I had lost pretty much all my friends at this point, and in my mental state, I thought that those who remained would abandon me if they knew how much I was struggling.
So, I told everyone that it was going great. Every day, I would I leave the house for six hours and drive. Sometimes I would stop in a parking lot, sometimes I would just keep driving all day. I would find cheap used textbooks at college bookstores so that I could bring them home and ‘study.’ I created elaborate lies about my classes and my professors in order to have stories to tell when people asked how it was going.
I kept telling myself that I was just doing this until my brain worked again, and that next quarter I would go back for real when I could actually handle it. Problem is, things just kept getting worse and as time went on, I became less able to get back on track.
This went on for 2.5 years until I was supposed to be graduating. So, I lied about that too. I forged transcripts and came up with stories of why I didn’t want to work in the field of my degree and hoped to move past it.
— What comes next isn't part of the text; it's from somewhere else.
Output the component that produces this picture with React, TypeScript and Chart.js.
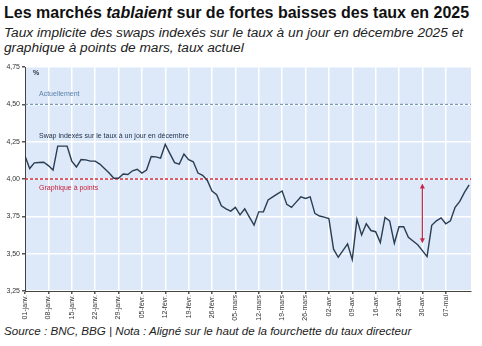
import React, { useEffect, useRef } from "react";
import { Chart, registerables } from "chart.js";

Chart.register(...registerables);

// Weekly tick labels (every 5 business days from 01-janv.)
const tickLabels = [
  "01-janv.", "08-janv.", "15-janv.", "22-janv.", "29-janv.",
  "05-févr.", "12-févr.", "19-févr.", "26-févr.",
  "05-mars", "12-mars", "19-mars", "26-mars",
  "02-avr.", "09-avr.", "16-avr.", "23-avr.", "30-avr.", "07-mai",
];

// OIS implied rate for December 2025, one value per business day
const swapValues = [
  4.154, 4.07, 4.108, 4.11, 4.112, 4.09, 4.06, 4.22, 4.22, 4.22,
  4.12, 4.08, 4.13, 4.128, 4.12, 4.12, 4.10, 4.07, 4.04, 4.005,
  4.005, 4.033, 4.03, 4.055, 4.065, 4.04, 4.06, 4.15, 4.148, 4.14,
  4.232, 4.17, 4.11, 4.10, 4.167, 4.13, 4.115, 4.04, 4.025, 3.99,
  3.92, 3.895, 3.82, 3.80, 3.785, 3.81, 3.76, 3.80, 3.745, 3.692,
  3.78, 3.78, 3.86, 3.88, 3.90, 3.92, 3.83, 3.81, 3.845, 3.88,
  3.87, 3.88, 3.77, 3.752, 3.745, 3.735, 3.53, 3.476, 3.52, 3.565,
  3.46, 3.73, 3.625, 3.70, 3.655, 3.647, 3.574, 3.743, 3.72, 3.57,
  3.68, 3.68, 3.61, 3.585, 3.56, 3.52, 3.48, 3.69, 3.72, 3.74,
  3.70, 3.72, 3.81, 3.85, 3.91, 3.96,
];

const yTicks = [3.25, 3.5, 3.75, 4.0, 4.25, 4.5, 4.75];
const currentRate = 4.5; // Actuellement
const dotPlotRate = 4.0; // Graphique à points
const arrowIndex = 85; // 30-avr.
const arrowFrom = 3.57;
const arrowTo = 3.97;
const xEnd = 95.4;

const FONT = '"Liberation Sans", Arial, sans-serif';

const annotationPlugin = {
  id: "annotations",
  afterDatasetsDraw(chart: any) {
    const { ctx, chartArea, scales } = chart;
    const x = scales.x;
    const y = scales.y;
    ctx.save();
    ctx.textBaseline = "middle";
    ctx.textAlign = "left";

    ctx.font = `bold 7px ${FONT}`;
    ctx.fillStyle = "#1f2d3d";
    ctx.fillText("%", chartArea.left + 8, chartArea.top + 6);

    ctx.font = `7px ${FONT}`;
    ctx.fillStyle = "#5b82ad";
    ctx.fillText("Actuellement", chartArea.left + 14, y.getPixelForValue(currentRate) - 10);

    ctx.fillStyle = "#1c2e48";
    ctx.fillText(
      "Swap indexés sur le taux à un jour en décembre",
      chartArea.left + 14,
      y.getPixelForValue(4.29)
    );

    ctx.fillStyle = "#c8203a";
    ctx.fillText("Graphique à points", chartArea.left + 14, y.getPixelForValue(dotPlotRate) + 9);

    // double-headed arrow
    const ax = x.getPixelForValue(arrowIndex);
    const y1 = y.getPixelForValue(arrowTo);
    const y2 = y.getPixelForValue(arrowFrom);
    ctx.strokeStyle = "#c42a4c";
    ctx.fillStyle = "#c42a4c";
    ctx.lineWidth = 1.2;
    ctx.beginPath();
    ctx.moveTo(ax, y1 + 3);
    ctx.lineTo(ax, y2 - 3);
    ctx.stroke();
    ctx.beginPath();
    ctx.moveTo(ax, y1);
    ctx.lineTo(ax - 2.5, y1 + 5);
    ctx.lineTo(ax + 2.5, y1 + 5);
    ctx.closePath();
    ctx.fill();
    ctx.beginPath();
    ctx.moveTo(ax, y2);
    ctx.lineTo(ax - 2.5, y2 - 5);
    ctx.lineTo(ax + 2.5, y2 - 5);
    ctx.closePath();
    ctx.fill();
    ctx.restore();
  },
};

const bgPlugin = {
  id: "plotBg",
  beforeDraw(chart: any) {
    const { ctx, chartArea } = chart;
    ctx.save();
    ctx.fillStyle = "#dde9f8";
    ctx.fillRect(chartArea.left, chartArea.top, chartArea.right - chartArea.left, chartArea.bottom - chartArea.top);
    ctx.restore();
  },
};

export default function App() {
  const canvasRef = useRef<HTMLCanvasElement | null>(null);

  useEffect(() => {
    const canvas = canvasRef.current;
    if (!canvas) return;
    const chart = new Chart(canvas, {
      type: "line",
      data: {
        datasets: [
          {
            data: swapValues.map((v, i) => ({ x: i, y: v })),
            borderColor: "#2a3d52",
            borderWidth: 1.4,
            pointRadius: 0,
            tension: 0,
            order: 1,
          },
          {
            data: [{ x: 0, y: currentRate }, { x: xEnd, y: currentRate }],
            borderColor: "#5f86b0",
            borderWidth: 1,
            borderDash: [3, 2],
            pointRadius: 0,
            order: 2,
          },
          {
            data: [{ x: 0, y: dotPlotRate }, { x: xEnd, y: dotPlotRate }],
            borderColor: "#d42a3a",
            borderWidth: 1.5,
            borderDash: [3, 2],
            pointRadius: 0,
            order: 2,
          },
        ],
      },
      options: {
        animation: false,
        responsive: false,
        layout: { padding: { top: 9, right: 11, left: 0, bottom: 0 } },
        plugins: { legend: { display: false }, tooltip: { enabled: false } },
        scales: {
          x: {
            type: "linear",
            min: 0,
            max: xEnd,
            afterBuildTicks: (scale: any) => {
              scale.ticks = tickLabels.map((_, i) => ({ value: i * 5 }));
            },
            afterFit: (scale: any) => {
              scale.height = 31;
            },
            grid: { color: "#ffffff", lineWidth: 1.5, tickColor: "#555", tickLength: 3 },
            border: { color: "#444", width: 1 },
            ticks: {
              autoSkip: false,
              minRotation: 90,
              maxRotation: 90,
              padding: 1,
              color: "#333",
              font: { family: FONT, size: 7 },
              callback: (v: any) => tickLabels[Math.round(Number(v) / 5)] ?? "",
            },
          },
          y: {
            min: 3.25,
            max: 4.75,
            afterBuildTicks: (scale: any) => {
              scale.ticks = yTicks.map((v) => ({ value: v }));
            },
            afterFit: (scale: any) => {
              scale.width = 25;
            },
            grid: { color: "#ffffff", lineWidth: 1.5, tickColor: "#555", tickLength: 3 },
            border: { color: "#444", width: 1 },
            ticks: {
              padding: 2,
              color: "#333",
              font: { family: FONT, size: 7 },
              callback: (v: any) => Number(v).toFixed(2).replace(".", ","),
            },
          },
        },
      },
      plugins: [bgPlugin, annotationPlugin],
    } as any);
    return () => chart.destroy();
  }, []);

  return (
    <div style={{ position: "absolute", left: 0, top: 0, width: 482, height: 346, background: "#fff", fontFamily: FONT, color: "#111" }}>
      <div style={{ position: "absolute", left: 4, top: 4, fontSize: 16, lineHeight: "18px", fontWeight: "bold", whiteSpace: "nowrap" }}>
        Les marchés <i>tablaient</i> sur de fortes baisses des taux en 2025
      </div>
      <div style={{ position: "absolute", left: 4, top: 25, fontSize: 13.7, lineHeight: "15px", fontStyle: "italic", color: "#222", whiteSpace: "nowrap" }}>
        Taux implicite des swaps indexés sur le taux à un jour en décembre 2025 et
        <br />
        graphique à points de mars, taux actuel
      </div>
      <canvas ref={canvasRef} width={482} height={264} style={{ position: "absolute", left: 0, top: 58, width: 482, height: 264 }} />
      <div style={{ position: "absolute", left: 4, top: 324, fontSize: 11.6, lineHeight: "14px", fontStyle: "italic", color: "#222", whiteSpace: "nowrap" }}>
        Source : BNC, BBG | Nota : Aligné sur le haut de la fourchette du taux directeur
      </div>
    </div>
  );
}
I got a labor job and slowly found things working themselves out as my brain chemistry improved and steady work kept me from completely destroying myself.
Eventually, I had to move. For the first time in over a decade, I was finally free of my opiate addiction and starting to feel part of the world again, but I was still carrying the lie of my college degree. I volunteered in some places related to that field and they really liked me.
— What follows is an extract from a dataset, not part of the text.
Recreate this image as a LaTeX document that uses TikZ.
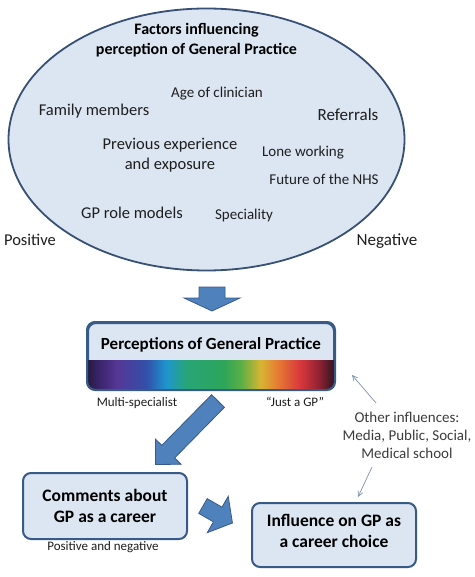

They liked me so much, in fact, that they hired me on an emergency basis (no transcripts required) and I’ve worked there ever since. Now, three years into my sobriety and seemingly a lifetime removed from the pain of those years, they want to promote me to a career-level job that I would absolutely love.
I’m so good at what I do and it brings me so much joy, but this promotion would come with scrutiny and background checks that I know I can’t stand up to.
When I was so depressed, I honestly didn’t think I’d even live this long, so while I knew that my lies could create this situation, I never prepared for it. Worse than losing this job would be having everyone around me find out what happened, so I am at a point now where I have to quit what I love because they like me too much.
I plan to go back to school for real and I think I’ll do well, but the shame and regret of this situation is something I don’t think I’ll ever shake.”